Kaplan’ın üçüncü avukatı Rıdvan Şahin ise “Benim müvekkilim en hızlı kolluk soruşturulmasına neden oldu” diyerek şu ifadeleri kullandı: “Emniyet bu dosyaya nasıl evrak gönderebiliyor? Biz burada bir şey konuşuyoruz, o sırada evrak geliyor. Ayın 18’inde Suriye’deki birinden ‘Bora Kaplan yurtdışına firar edecek’ ihbarı geliyor. Bu 19’unda dosyaya giriyor. Neden dosyaya giriyor? Eminin bu basına ‘Ayhan Bora Kaplan yurtdışına kaçacaktı emniyet engelledi’ diye yansıyacak.

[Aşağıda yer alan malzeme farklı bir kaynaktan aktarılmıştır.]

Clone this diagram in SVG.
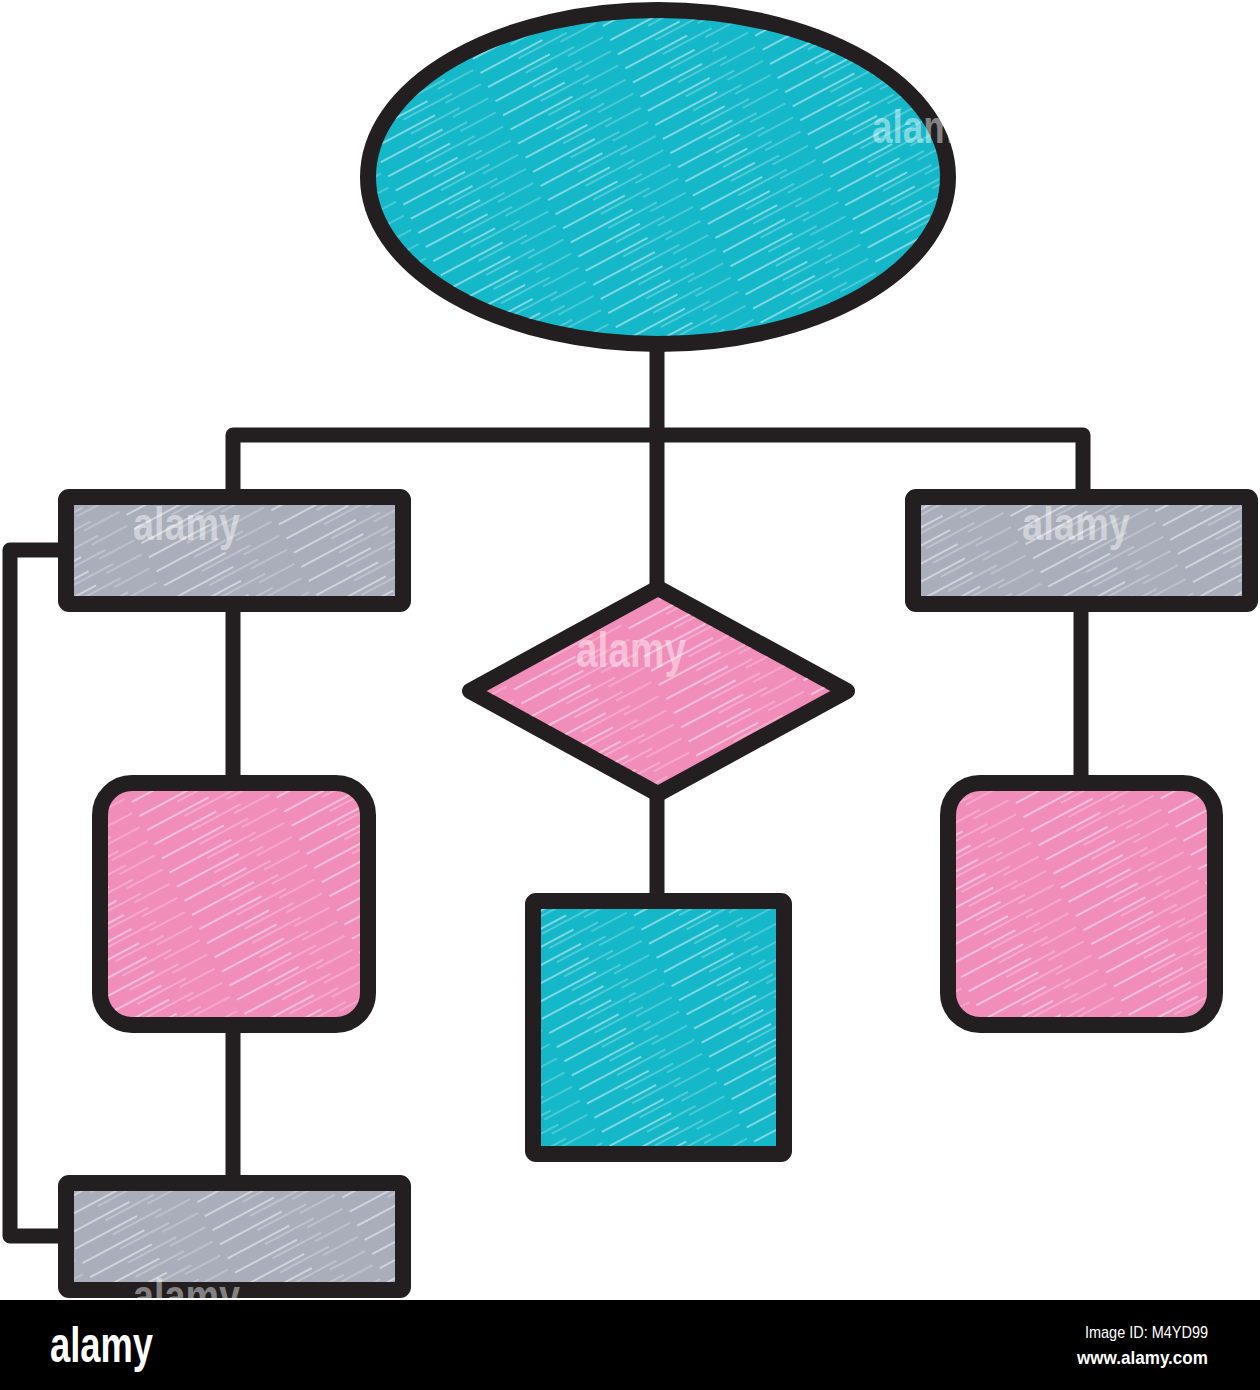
<svg xmlns="http://www.w3.org/2000/svg" width="1260" height="1390" viewBox="0 0 1260 1390">
<style>
.ln{stroke:#231f20;stroke-width:15;fill:none;stroke-linejoin:round}
.nd{stroke:#231f20;stroke-width:16;stroke-linejoin:round}
.teal{fill:#14b8c9}
.gray{fill:#a9aeba}
.pink{fill:#f18db9}
.wm{font-family:"Liberation Sans Narrow","Liberation Sans",Arial,sans-serif;font-weight:bold;fill:#ffffff;fill-opacity:0.45}
</style>
<defs>
<pattern id="hatch" width="130" height="16" patternUnits="userSpaceOnUse" patternTransform="rotate(-28)">
<line x1="0" y1="2" x2="70" y2="2" stroke="#ffffff" stroke-width="1.4" stroke-opacity="0.6"/>
<line x1="40" y1="7" x2="95" y2="7" stroke="#ffffff" stroke-width="1.1" stroke-opacity="0.5"/>
<line x1="85" y1="12" x2="125" y2="12" stroke="#ffffff" stroke-width="1.2" stroke-opacity="0.45"/>
</pattern>
</defs>
<rect width="1260" height="1390" fill="#ffffff"/>
<g id="connectors">
<path class="ln" d="M657 345 V588"/>
<path class="ln" d="M233 497 V435 H1083 V497"/>
<path class="ln" d="M233 605 V783"/>
<path class="ln" d="M233 1026 V1183"/>
<path class="ln" d="M1081 605 V783"/>
<path class="ln" d="M657 794 V901"/>
<path class="ln" d="M66 550 H10 V1236 H66"/>
</g>
<g id="start">
<ellipse class="nd teal" cx="658" cy="177" rx="290" ry="167"/>
<ellipse cx="658" cy="177" rx="282" ry="159" fill="url(#hatch)"/>
</g>
<g id="box-top-left">
<rect class="nd gray" x="66" y="497" width="337" height="107" rx="3"/>
<rect x="74" y="505" width="321" height="91" fill="url(#hatch)"/>
</g>
<g id="box-top-right">
<rect class="nd gray" x="913" y="497" width="337" height="107" rx="3"/>
<rect x="921" y="505" width="321" height="91" fill="url(#hatch)"/>
</g>
<g id="decision">
<polygon class="nd pink" points="470,691 658,588 847,691 658,794"/>
<polygon points="486,691 658,597 831,691 658,785" fill="url(#hatch)"/>
</g>
<g id="process-left">
<rect class="nd pink" x="100" y="783" width="268" height="242" rx="32"/>
<rect x="108" y="791" width="252" height="226" rx="25" fill="url(#hatch)"/>
</g>
<g id="process-right">
<rect class="nd pink" x="948" y="783" width="267" height="242" rx="32"/>
<rect x="956" y="791" width="251" height="226" rx="25" fill="url(#hatch)"/>
</g>
<g id="process-center">
<rect class="nd teal" x="533" y="901" width="251" height="253" rx="3"/>
<rect x="541" y="909" width="235" height="237" fill="url(#hatch)"/>
</g>
<g id="box-bottom">
<rect class="nd gray" x="66" y="1183" width="337" height="107" rx="3"/>
<rect x="74" y="1191" width="321" height="91" fill="url(#hatch)"/>
</g>
<g id="watermarks">
<text class="wm" x="133" y="540" font-size="46" textLength="107" lengthAdjust="spacingAndGlyphs">alamy</text>
<text class="wm" x="1022" y="540" font-size="46" textLength="108" lengthAdjust="spacingAndGlyphs">alamy</text>
<text class="wm" x="576" y="667" font-size="50" textLength="110" lengthAdjust="spacingAndGlyphs">alamy</text>
<text class="wm" x="872" y="143" font-size="46" textLength="84" lengthAdjust="spacingAndGlyphs">alam</text>
<text class="wm" x="133" y="1312" font-size="46" textLength="107" lengthAdjust="spacingAndGlyphs">alamy</text>
</g>
<g id="banner">
<rect x="0" y="1300" width="1260" height="90" fill="#000000"/>
<text x="50" y="1362" font-family="'Liberation Sans Narrow','Liberation Sans',Arial,sans-serif" font-weight="bold" font-size="50" fill="#ffffff" textLength="103" lengthAdjust="spacingAndGlyphs">alamy</text>
<text x="1208" y="1338" text-anchor="end" font-family="'Liberation Sans Narrow','Liberation Sans',Arial,sans-serif" font-size="17" fill="#ffffff" textLength="123" lengthAdjust="spacingAndGlyphs">Image ID: M4YD99</text>
<text x="1208" y="1364" text-anchor="end" font-family="'Liberation Sans Narrow','Liberation Sans',Arial,sans-serif" font-weight="bold" font-size="19" fill="#ffffff" textLength="131" lengthAdjust="spacingAndGlyphs">www.alamy.com</text>
</g>
</svg>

Bizim dosyamız, aydınlık yönden mi karanlık yönden mi bilmiyorum tarihe geçecek.” Avukatlar, Kaplan’ın tahliyesini istedi. 

'ÖNEMLİ OLAN EMNİYETTEKİ DAVA'

Sanık Kanber Keskin’in avukatı Nazım Orhan, geçmişteki Çatı ve Ergenekon-Balyoz Kumpas davalarındaki sanıklara yönelik baskıları anımsatarak, “Bu davanın bir öneminin kalmadığını, emniyetteki soruşturmanın önemli olduğunu kamuoyu da biliyor. Bu nedenle dava temellendirilmediği için davanın kapatılması gerektiğini düşünüyorum” dedi. Duruşma bugüne ertelendi.

'HEDEF CUMHUR İTTİFAKI'

Sanık Deniz Nurcan’ın avukatı Sidar Yurtçiçek ise kumpas iddiasıyla tutuklanan emniyet amirlerine değinerek, “Dava başladığı süreçten beri KOM’dan amirler tutuklandı. Kumpas Ayhan Bora Kaplan’a değil, Cumhur İttifakı bileşenlerinedir. Bu operasyon FETÖ’den kopan bağımsız grup KÖZ (Kemalettin Özdemir) tarafından yapıldığı konuşuluyor. Geçmişte bu yapıyla bağlantılı olan istihbarat şefinin de fellik fellik kanallarda konuşması da bunu destekleyen bir durumdur” dedi.